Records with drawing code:
━━━

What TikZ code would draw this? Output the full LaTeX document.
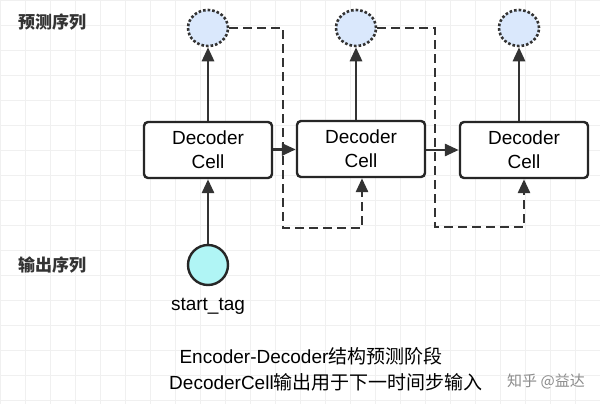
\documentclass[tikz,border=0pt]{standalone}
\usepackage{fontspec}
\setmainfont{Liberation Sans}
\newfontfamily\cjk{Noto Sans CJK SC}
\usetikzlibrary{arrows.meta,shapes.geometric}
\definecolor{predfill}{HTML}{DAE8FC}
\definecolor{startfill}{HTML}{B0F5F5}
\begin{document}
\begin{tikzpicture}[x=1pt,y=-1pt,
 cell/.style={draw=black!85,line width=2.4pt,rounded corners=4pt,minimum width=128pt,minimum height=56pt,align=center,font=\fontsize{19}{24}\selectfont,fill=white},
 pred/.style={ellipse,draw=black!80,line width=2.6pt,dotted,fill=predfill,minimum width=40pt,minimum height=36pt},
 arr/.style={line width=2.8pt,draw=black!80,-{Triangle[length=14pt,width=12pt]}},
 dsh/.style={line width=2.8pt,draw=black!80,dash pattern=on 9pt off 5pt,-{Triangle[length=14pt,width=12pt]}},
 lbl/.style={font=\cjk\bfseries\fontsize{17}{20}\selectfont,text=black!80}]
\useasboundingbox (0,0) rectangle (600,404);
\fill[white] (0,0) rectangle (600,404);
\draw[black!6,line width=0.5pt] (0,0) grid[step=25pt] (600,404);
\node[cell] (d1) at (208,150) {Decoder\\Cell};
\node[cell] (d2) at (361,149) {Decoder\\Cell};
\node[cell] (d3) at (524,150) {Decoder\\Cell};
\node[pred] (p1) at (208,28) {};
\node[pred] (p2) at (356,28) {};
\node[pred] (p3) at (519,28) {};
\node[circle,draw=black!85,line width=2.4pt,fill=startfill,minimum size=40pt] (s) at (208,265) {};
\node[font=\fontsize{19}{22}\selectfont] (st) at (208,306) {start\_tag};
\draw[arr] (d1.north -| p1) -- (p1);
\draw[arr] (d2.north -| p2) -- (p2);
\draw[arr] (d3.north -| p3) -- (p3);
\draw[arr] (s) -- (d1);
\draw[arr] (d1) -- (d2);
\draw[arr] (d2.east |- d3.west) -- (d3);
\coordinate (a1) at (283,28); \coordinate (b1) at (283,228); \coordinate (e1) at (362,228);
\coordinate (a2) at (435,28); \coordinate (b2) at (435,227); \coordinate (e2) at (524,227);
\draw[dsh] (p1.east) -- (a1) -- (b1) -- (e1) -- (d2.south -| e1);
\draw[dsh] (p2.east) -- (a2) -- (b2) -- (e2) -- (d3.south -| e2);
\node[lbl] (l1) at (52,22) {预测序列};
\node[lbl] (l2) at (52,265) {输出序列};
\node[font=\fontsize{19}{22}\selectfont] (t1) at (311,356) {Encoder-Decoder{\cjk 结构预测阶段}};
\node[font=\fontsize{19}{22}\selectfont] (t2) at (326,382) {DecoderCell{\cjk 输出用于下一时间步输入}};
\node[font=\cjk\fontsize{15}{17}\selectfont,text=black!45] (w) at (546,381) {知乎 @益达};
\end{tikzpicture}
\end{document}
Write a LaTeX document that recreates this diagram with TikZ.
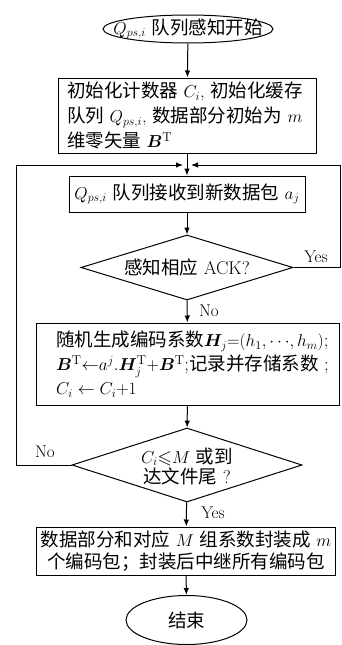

━━━

_Task brief:_ Excluding the pictures, restate the records above word for word.

_Full output:_
What TikZ code would draw this? Output the full LaTeX document.
\documentclass[tikz,border=0pt]{standalone}
\usepackage{fontspec}
\setmainfont{Liberation Sans}
\newfontfamily\cjk{Noto Sans CJK SC}
\usetikzlibrary{arrows.meta,shapes.geometric}
\definecolor{predfill}{HTML}{DAE8FC}
\definecolor{startfill}{HTML}{B0F5F5}
\begin{document}
\begin{tikzpicture}[x=1pt,y=-1pt,
 cell/.style={draw=black!85,line width=2.4pt,rounded corners=4pt,minimum width=128pt,minimum height=56pt,align=center,font=\fontsize{19}{24}\selectfont,fill=white},
 pred/.style={ellipse,draw=black!80,line width=2.6pt,dotted,fill=predfill,minimum width=40pt,minimum height=36pt},
 arr/.style={line width=2.8pt,draw=black!80,-{Triangle[length=14pt,width=12pt]}},
 dsh/.style={line width=2.8pt,draw=black!80,dash pattern=on 9pt off 5pt,-{Triangle[length=14pt,width=12pt]}},
 lbl/.style={font=\cjk\bfseries\fontsize{17}{20}\selectfont,text=black!80}]
\useasboundingbox (0,0) rectangle (600,404);
\fill[white] (0,0) rectangle (600,404);
\draw[black!6,line width=0.5pt] (0,0) grid[step=25pt] (600,404);
\node[cell] (d1) at (208,150) {Decoder\\Cell};
\node[cell] (d2) at (361,149) {Decoder\\Cell};
\node[cell] (d3) at (524,150) {Decoder\\Cell};
\node[pred] (p1) at (208,28) {};
\node[pred] (p2) at (356,28) {};
\node[pred] (p3) at (519,28) {};
\node[circle,draw=black!85,line width=2.4pt,fill=startfill,minimum size=40pt] (s) at (208,265) {};
\node[font=\fontsize{19}{22}\selectfont] (st) at (208,306) {start\_tag};
\draw[arr] (d1.north -| p1) -- (p1);
\draw[arr] (d2.north -| p2) -- (p2);
\draw[arr] (d3.north -| p3) -- (p3);
\draw[arr] (s) -- (d1);
\draw[arr] (d1) -- (d2);
\draw[arr] (d2.east |- d3.west) -- (d3);
\coordinate (a1) at (283,28); \coordinate (b1) at (283,228); \coordinate (e1) at (362,228);
\coordinate (a2) at (435,28); \coordinate (b2) at (435,227); \coordinate (e2) at (524,227);
\draw[dsh] (p1.east) -- (a1) -- (b1) -- (e1) -- (d2.south -| e1);
\draw[dsh] (p2.east) -- (a2) -- (b2) -- (e2) -- (d3.south -| e2);
\node[lbl] (l1) at (52,22) {预测序列};
\node[lbl] (l2) at (52,265) {输出序列};
\node[font=\fontsize{19}{22}\selectfont] (t1) at (311,356) {Encoder-Decoder{\cjk 结构预测阶段}};
\node[font=\fontsize{19}{22}\selectfont] (t2) at (326,382) {DecoderCell{\cjk 输出用于下一时间步输入}};
\node[font=\cjk\fontsize{15}{17}\selectfont,text=black!45] (w) at (546,381) {知乎 @益达};
\end{tikzpicture}
\end{document}
Write a LaTeX document that recreates this diagram with TikZ.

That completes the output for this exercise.